## Data extracted from a collection

______________________________

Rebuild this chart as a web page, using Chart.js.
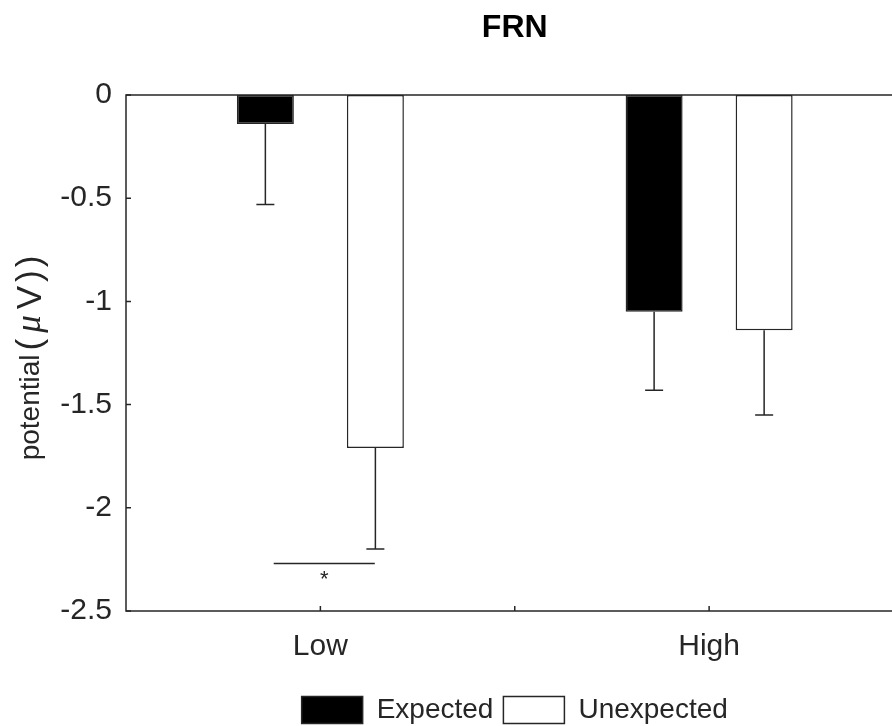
<!DOCTYPE html>
<html>
<head>
<meta charset="utf-8">
<script src="https://cdn.jsdelivr.net/npm/chart.js@4"></script>
<style>
  html, body { margin: 0; padding: 0; background: #fff; overflow: hidden; }
  #wrap { position: relative; width: 910px; height: 734px; }
</style>
</head>
<body>
<div id="wrap"><canvas id="c"></canvas></div>
<script>
// values
const categories = ["Low", "High"];
const expected = [-0.14, -1.05];
const expectedErr = [0.39, 0.38];
const unexpected = [-1.71, -1.14];
const unexpectedErr = [0.49, 0.41];
const yTicks = [0, -0.5, -1, -1.5, -2, -2.5];
const xTickIdx = [0, 0.5, 1];
// significance bracket under the Low pair (offsets in category units)
const sig = { category: 0, from: -0.12, to: 0.14, value: -2.27, label: "*" };

const ink = "#262626";
const font = "'Liberation Sans', Arial, Helvetica, sans-serif";

// y label has TeX-style mu, so it's drawn in pieces
const yLabelParts = [
  { t: "potential", f: "28px " + font, gap: 0 },
  { t: "(", f: "35px " + font, gap: 4 },
  { t: "μ", f: "italic 35px 'Liberation Serif', serif", gap: 6 },
  { t: "V", f: "35px " + font, gap: 6 },
  { t: ")", f: "35px " + font, gap: 4 },
  { t: ")", f: "35px " + font, gap: 3 }
];

const frame = {
  id: "frame",
  afterDatasetsDraw(chart) {
    const { ctx, chartArea: a, scales: { x, y } } = chart;
    ctx.save();
    ctx.strokeStyle = ink;
    ctx.lineWidth = 1.5;

    // error bars, pointing away from zero
    [expectedErr, unexpectedErr].forEach((errs, i) => {
      const vals = chart.data.datasets[i].data;
      chart.getDatasetMeta(i).data.forEach((bar, j) => {
        const y0 = y.getPixelForValue(vals[j]);
        const y1 = y.getPixelForValue(vals[j] - errs[j]);
        ctx.beginPath();
        ctx.moveTo(bar.x, y0);
        ctx.lineTo(bar.x, y1);
        ctx.moveTo(bar.x - 9, y1);
        ctx.lineTo(bar.x + 9, y1);
        ctx.stroke();
      });
    });

    // axes box
    ctx.strokeRect(a.left, a.top, a.right - a.left, a.bottom - a.top);

    // inward ticks
    ctx.beginPath();
    yTicks.forEach(v => {
      const py = y.getPixelForValue(v);
      ctx.moveTo(a.left, py);
      ctx.lineTo(a.left + 5, py);
    });
    xTickIdx.forEach(v => {
      const px = x.getPixelForValue(v);
      ctx.moveTo(px, a.bottom);
      ctx.lineTo(px, a.bottom - 5);
    });
    ctx.stroke();

    // significance line + star
    const unit = x.getPixelForValue(1) - x.getPixelForValue(0);
    const cx = x.getPixelForValue(sig.category);
    const sx0 = cx + sig.from * unit, sx1 = cx + sig.to * unit;
    const sy = y.getPixelForValue(sig.value);
    ctx.beginPath();
    ctx.moveTo(sx0, sy);
    ctx.lineTo(sx1, sy);
    ctx.stroke();
    ctx.fillStyle = ink;
    ctx.font = "22px " + font;
    ctx.textAlign = "center";
    ctx.textBaseline = "middle";
    ctx.fillText(sig.label, (sx0 + sx1) / 2, sy + 16);

    // y axis label
    let total = 0;
    yLabelParts.forEach(p => { ctx.font = p.f; total += p.gap + ctx.measureText(p.t).width; });
    ctx.translate(31, (a.top + a.bottom) / 2 + 5);
    ctx.rotate(-Math.PI / 2);
    ctx.textAlign = "left";
    ctx.textBaseline = "middle";
    let tx = -total / 2;
    yLabelParts.forEach(p => {
      ctx.font = p.f;
      tx += p.gap;
      ctx.fillText(p.t, tx, 0);
      tx += ctx.measureText(p.t).width;
    });
    ctx.restore();
  }
};

new Chart(document.getElementById("c"), {
  type: "bar",
  data: {
    labels: categories,
    datasets: [
      {
        label: "Expected",
        data: expected,
        backgroundColor: "#000",
        borderColor: ink,
        borderWidth: 1.5,
        borderSkipped: false
      },
      {
        label: "Unexpected",
        data: unexpected,
        backgroundColor: "#fff",
        borderColor: ink,
        borderWidth: 1.5,
        borderSkipped: false
      }
    ]
  },
  options: {
    responsive: true,
    maintainAspectRatio: false,
    animation: false,
    events: [],
    categoryPercentage: 0.566,
    barPercentage: 0.518,
    layout: { padding: { left: 0, right: 6.5, top: 0, bottom: 0 } },
    scales: {
      x: {
        type: "category",
        offset: true,
        grid: { display: false, drawTicks: false },
        border: { display: false },
        ticks: { color: ink, font: { family: font, size: 30 }, padding: 18 },
        afterFit: s => { s.height = 75; }
      },
      y: {
        min: -2.5,
        max: 0,
        grid: { display: false, drawTicks: false },
        border: { display: false },
        afterBuildTicks: s => { s.ticks = yTicks.map(v => ({ value: v })); },
        ticks: {
          color: ink,
          font: { family: font, size: 30 },
          padding: 14,
          callback: v => String(v)
        },
        afterFit: s => { s.width = 126; }
      }
    },
    plugins: {
      title: {
        display: true,
        text: "FRN",
        fullSize: false,
        color: "#000",
        font: { family: font, size: 32, weight: "bold" },
        padding: { top: 9, bottom: 47.6 }
      },
      legend: {
        position: "bottom",
        fullSize: false,
        labels: {
          color: ink,
          font: { family: font, size: 28 },
          boxWidth: 61,
          boxHeight: 27,
          padding: 10
        }
      },
      tooltip: { enabled: false }
    }
  },
  plugins: [frame]
});
</script>
</body>
</html>
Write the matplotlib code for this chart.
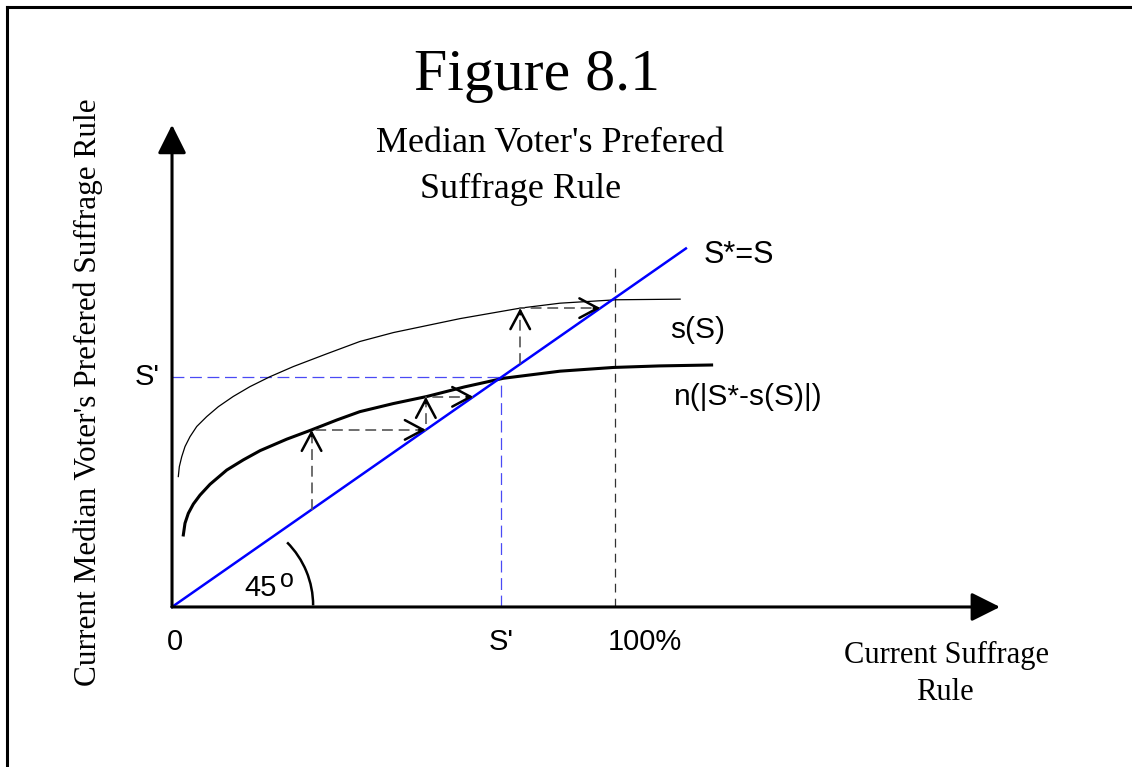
import matplotlib.pyplot as plt
from matplotlib.patches import Arc
from matplotlib.lines import Line2D

# curves (x, y in percent of suffrage)
n_x = [2.55, 2.93, 3.68, 4.81, 6.32, 8.58, 12.35, 16.1, 19.9, 25.9, 31.5, 37.2, 42.4,
       49.9, 57.5, 66.0, 74.8, 87.6, 99.6, 110.0, 121.8]
n_y = [23.3, 27.1, 30.3, 33.3, 36.2, 39.7, 44.3, 47.6, 50.6, 54.3, 57.3, 60.5, 63.2,
       65.8, 68.1, 71.2, 74.0, 76.3, 77.5, 78.0, 78.3]

s_x = [1.42, 1.65, 2.19, 2.93, 4.06, 5.58, 7.83, 10.45, 13.8, 17.6, 22.1, 27.4, 34.9,
       42.4, 50.0, 65.0, 78.6, 87.6, 100.2, 114.7]
s_y = [42.2, 45.4, 48.6, 51.9, 55.1, 58.4, 61.6, 64.8, 68.1, 71.3, 74.5, 77.8, 81.9,
       85.9, 88.8, 93.3, 96.7, 98.3, 99.4, 99.6]

diag_x = [0, 116]
diag_y = [0, 116]

S_prime = 74.3
full = 100
full_top = 111.3

# cobweb paths
low_x = [31.5, 31.5, 57.3, 57.3, 68.0]
low_y = [31.5, 57.3, 57.3, 68.0, 68.0]
up_x = [78.6, 78.6, 96.7]
up_y = [78.6, 96.7, 96.7]

x_tick_pos = [0.7, S_prime, 106.8]
x_tick_lab = ['0', "S'", '100%']

SERIF = 'Liberation Serif'
SANS = 'Liberation Sans'

fig = plt.figure(figsize=(11.32, 7.67), dpi=100)
ax = fig.add_axes([0, 0, 1, 1])
ax.set_xlim(-38.83, 216.7)
ax.set_ylim(-51.78, 196.4)
ax.axis('off')

# frame of the page
fig.add_artist(Line2D([7 / 1132, 7 / 1132], [0, 1 - 7 / 767], color='black', lw=2.2))
fig.add_artist(Line2D([7 / 1132, 1], [1 - 7 / 767, 1 - 7 / 767], color='black', lw=2.2))

# axes with arrows
for tip in [(186.9, 0), (0, 156)]:
    ax.annotate('', xy=tip, xytext=(0, 0),
                arrowprops=dict(arrowstyle='-|>,head_length=0.8,head_width=0.4', lw=2.2,
                                color='black', shrinkA=0, shrinkB=0, mutation_scale=22))

# guide lines
ax.plot([0, S_prime], [S_prime, S_prime], ls=(0, (9.5, 4.5)), color='#4a4af5', lw=0.9)
ax.plot([S_prime, S_prime], [0, S_prime], ls=(0, (9.5, 4.5)), color='#4a4af5', lw=0.9)
ax.plot([full, full], [0, full_top], ls=(0, (7, 5)), color='#333333', lw=0.9)

# curves
ax.plot(s_x, s_y, color='black', lw=0.9, solid_joinstyle='round')
ax.plot(n_x, n_y, color='black', lw=2.2, solid_joinstyle='round')
ax.plot(diag_x, diag_y, color='#0000ff', lw=1.8)


def cobweb(xs, ys):
    ax.plot(xs, ys, ls=(0, (6.5, 3.5)), color='#555555', lw=1.2)
    for i in range(1, len(xs)):
        dx = xs[i] - xs[i - 1]
        dy = ys[i] - ys[i - 1]
        tail = (xs[i] - 1.5 * (dx != 0) * (1 if dx > 0 else -1),
                ys[i] - 2.0 * (dy != 0) * (1 if dy > 0 else -1))
        ax.annotate('', xy=(xs[i], ys[i]), xytext=tail,
                    arrowprops=dict(arrowstyle='->,head_length=0.6,head_width=0.32',
                                    lw=1.8, color='black', shrinkA=0, shrinkB=0,
                                    mutation_scale=22))


cobweb(low_x, low_y)
cobweb(up_x, up_y)

# 45 degree arc
ax.add_patch(Arc((11.7, 0.5), 40.3, 57.8, theta1=0, theta2=55, color='black', lw=1.8))
ax.text(19.9, 6.1, '45', fontsize=21, family=SANS, ha='center', va='center')
ax.text(25.9, 8.7, 'o', fontsize=18, family=SANS, ha='center', va='center')

# labels on the lines
ax.text(119.9, 113.9, 'S*=S', fontsize=22, family=SANS, ha='left', va='center')
ax.text(112.5, 89.5, 's(S)', fontsize=21.5, family=SANS, ha='left', va='center')
ax.text(113.2, 68.0, 'n(|S*-s(S)|)', fontsize=21.5, family=SANS, ha='left', va='center')
ax.text(-2.7, S_prime, "S'", fontsize=21, family=SANS, ha='right', va='center')

for xp, lab in zip(x_tick_pos, x_tick_lab):
    ax.text(xp, -11.3, lab, fontsize=21, family=SANS, ha='center', va='center')

# titles
fig.text(537 / 1132, 1 - 76 / 767, 'Figure 8.1', fontsize=43, family=SERIF, ha='center', va='center')
fig.text(550 / 1132, 1 - 143 / 767, "Median Voter's Prefered", fontsize=26, family=SERIF,
         ha='center', va='center')
fig.text(521 / 1132, 1 - 189 / 767, 'Suffrage Rule', fontsize=26, family=SERIF,
         ha='center', va='center')
fig.text(88 / 1132, 1 - 392 / 767, "Current Median Voter's Prefered Suffrage Rule", fontsize=22.5,
         family=SERIF, rotation=90, ha='center', va='center')
fig.text(946 / 1132, 1 - 655 / 767, 'Current Suffrage', fontsize=22, family=SERIF,
         ha='center', va='center')
fig.text(945 / 1132, 1 - 693 / 767, 'Rule', fontsize=22, family=SERIF, ha='center', va='center')

fig.savefig('out.png', dpi=100)
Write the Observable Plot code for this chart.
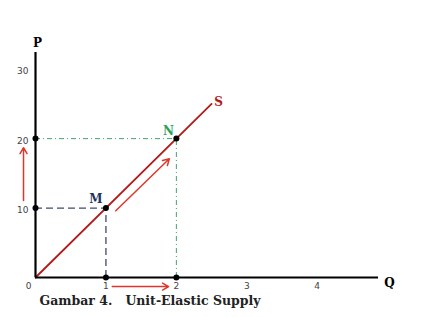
<!DOCTYPE html>
<html><head><meta charset="utf-8">
<script src="https://cdn.jsdelivr.net/npm/d3@7"></script>
<script src="https://cdn.jsdelivr.net/npm/@observablehq/plot@0.6"></script>
<style>
body{margin:0;background:#fff;}
#chart{width:448px;height:317px;overflow:hidden;}
</style></head>
<body><div id="chart"></div>
<script>
// Data
const supplyQ = [0, 2.5];
const supplyP = [0, 25];
const pointNames = ["M", "N"];
const pointQ = [1, 2];
const pointP = [10, 20];
const tickQ = [1, 2, 3, 4];
const tickP = [10, 20, 30];
const axisMaxQ = 4.87;
const axisMaxP = 32.4;
// arrows (data units)
const arrowP = {x1: -0.17, y1: 11.1, x2: -0.17, y2: 18.7};
const arrowQ = {x1: 1.09, y1: -1.3, x2: 1.89, y2: -1.3};
const arrowS = {x1: 1.14, y1: 9.6, x2: 1.9, y2: 17.1};
const captionText = "Gambar 4.   Unit-Elastic Supply";

const supply = supplyQ.map((q, i) => ({q, p: supplyP[i]}));
const pts = pointNames.map((n, i) => ({name: n, q: pointQ[i], p: pointP[i]}));
const M = pts[0], N = pts[1];
const dots = [
  {q: 0, p: M.p}, {q: M.q, p: M.p}, {q: M.q, p: 0},
  {q: 0, p: N.p}, {q: N.q, p: N.p}, {q: N.q, p: 0}
];
const serif = "'DejaVu Serif', serif";
const sans = "'DejaVu Sans', sans-serif";
const red = "#e0352b";
const dark = "#b31b1b";

const plot = Plot.plot({
  width: 448, height: 317,
  marginLeft: 35, marginRight: 70, marginTop: 52, marginBottom: 40,
  x: {domain: [0, axisMaxQ], axis: null},
  y: {domain: [0, axisMaxP], axis: null},
  style: {fontFamily: sans, background: "#fff", overflow: "visible"},
  marks: [
    // guide lines
    Plot.ruleY([M.p], {x1: 0, x2: M.q, stroke: "#3f4b6e", strokeWidth: 1.3, strokeDasharray: "7,4"}),
    Plot.ruleX([M.q], {y1: 0, y2: M.p, stroke: "#3f4b6e", strokeWidth: 1.3, strokeDasharray: "7,4"}),
    Plot.ruleY([N.p], {x1: 0, x2: N.q, stroke: "#3fa56e", strokeWidth: 1, strokeDasharray: "5,3,1,3"}),
    Plot.ruleX([N.q], {y1: 0, y2: N.p, stroke: "#3fa56e", strokeWidth: 1, strokeDasharray: "5,3,1,3"}),
    // supply line
    Plot.line(supply, {x: "q", y: "p", stroke: dark, strokeWidth: 1.8}),
    // axes
    Plot.ruleX([0], {y1: 0, y2: axisMaxP, stroke: "#000", strokeWidth: 2.2}),
    Plot.ruleY([0], {x1: 0, x2: axisMaxQ, stroke: "#000", strokeWidth: 2.2}),
    // dots
    Plot.dot(dots, {x: "q", y: "p", r: 3, fill: "#000", stroke: "none"}),
    // arrows
    Plot.arrow([arrowP, arrowQ, arrowS], {x1: "x1", y1: "y1", x2: "x2", y2: "y2", stroke: red, strokeWidth: 1.5, headLength: 7}),
    // tick labels
    Plot.text(tickQ, {x: d => d, y: 0, dy: 9, text: d => String(d), fontSize: 9, fill: "#444"}),
    Plot.text([0], {x: 0, y: 0, dx: -7, dy: 9, text: d => String(d), fontSize: 9, fill: "#444"}),
    Plot.text(tickP, {x: 0, y: d => d, dx: -7, dy: 2, text: d => String(d), textAnchor: "end", fontSize: 9, fill: "#444"}),
    // point labels
    Plot.text([M], {x: "q", y: "p", text: "name", dx: -10, dy: -9, fill: "#1f3160", fontWeight: "bold", fontSize: 12, fontFamily: serif}),
    Plot.text([N], {x: "q", y: "p", text: "name", dx: -8, dy: -7, fill: "#2aa25a", fontWeight: "bold", fontSize: 12, fontFamily: serif}),
    Plot.text([supply[1]], {x: "q", y: "p", text: () => "S", dx: 7, dy: -2, fill: dark, fontWeight: "bold", fontSize: 12, fontFamily: serif}),
    // axis titles
    Plot.text(["P"], {x: 0, y: axisMaxP, text: d => d, dx: 2, dy: -9, fill: "#000", fontWeight: "bold", fontSize: 12, fontFamily: serif}),
    Plot.text(["Q"], {x: axisMaxQ, y: 0, text: d => d, dx: 11, dy: 6, fill: "#000", fontWeight: "bold", fontSize: 12, fontFamily: serif}),
    // caption
    Plot.text([captionText], {frameAnchor: "bottom-left", text: d => d, textAnchor: "start", dx: 4, dy: 27, fill: "#222", fontWeight: "bold", fontSize: 12.5, fontFamily: serif})
  ]
});
document.getElementById("chart").appendChild(plot);
</script>
</body></html>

______________________________

## Task brief
Write out the lines from the start of the material to the line with "ctx.lineWidth = 1.5;", inclusive and exactly. Skip the pictures.

## Correct answer
Rebuild this chart as a web page, using Chart.js.
<!DOCTYPE html>
<html>
<head>
<meta charset="utf-8">
<script src="https://cdn.jsdelivr.net/npm/chart.js@4"></script>
<style>
  html, body { margin: 0; padding: 0; background: #fff; overflow: hidden; }
  #wrap { position: relative; width: 910px; height: 734px; }
</style>
</head>
<body>
<div id="wrap"><canvas id="c"></canvas></div>
<script>
// values
const categories = ["Low", "High"];
const expected = [-0.14, -1.05];
const expectedErr = [0.39, 0.38];
const unexpected = [-1.71, -1.14];
const unexpectedErr = [0.49, 0.41];
const yTicks = [0, -0.5, -1, -1.5, -2, -2.5];
const xTickIdx = [0, 0.5, 1];
// significance bracket under the Low pair (offsets in category units)
const sig = { category: 0, from: -0.12, to: 0.14, value: -2.27, label: "*" };

const ink = "#262626";
const font = "'Liberation Sans', Arial, Helvetica, sans-serif";

// y label has TeX-style mu, so it's drawn in pieces
const yLabelParts = [
  { t: "potential", f: "28px " + font, gap: 0 },
  { t: "(", f: "35px " + font, gap: 4 },
  { t: "μ", f: "italic 35px 'Liberation Serif', serif", gap: 6 },
  { t: "V", f: "35px " + font, gap: 6 },
  { t: ")", f: "35px " + font, gap: 4 },
  { t: ")", f: "35px " + font, gap: 3 }
];

const frame = {
  id: "frame",
  afterDatasetsDraw(chart) {
    const { ctx, chartArea: a, scales: { x, y } } = chart;
    ctx.save();
    ctx.strokeStyle = ink;
    ctx.lineWidth = 1.5;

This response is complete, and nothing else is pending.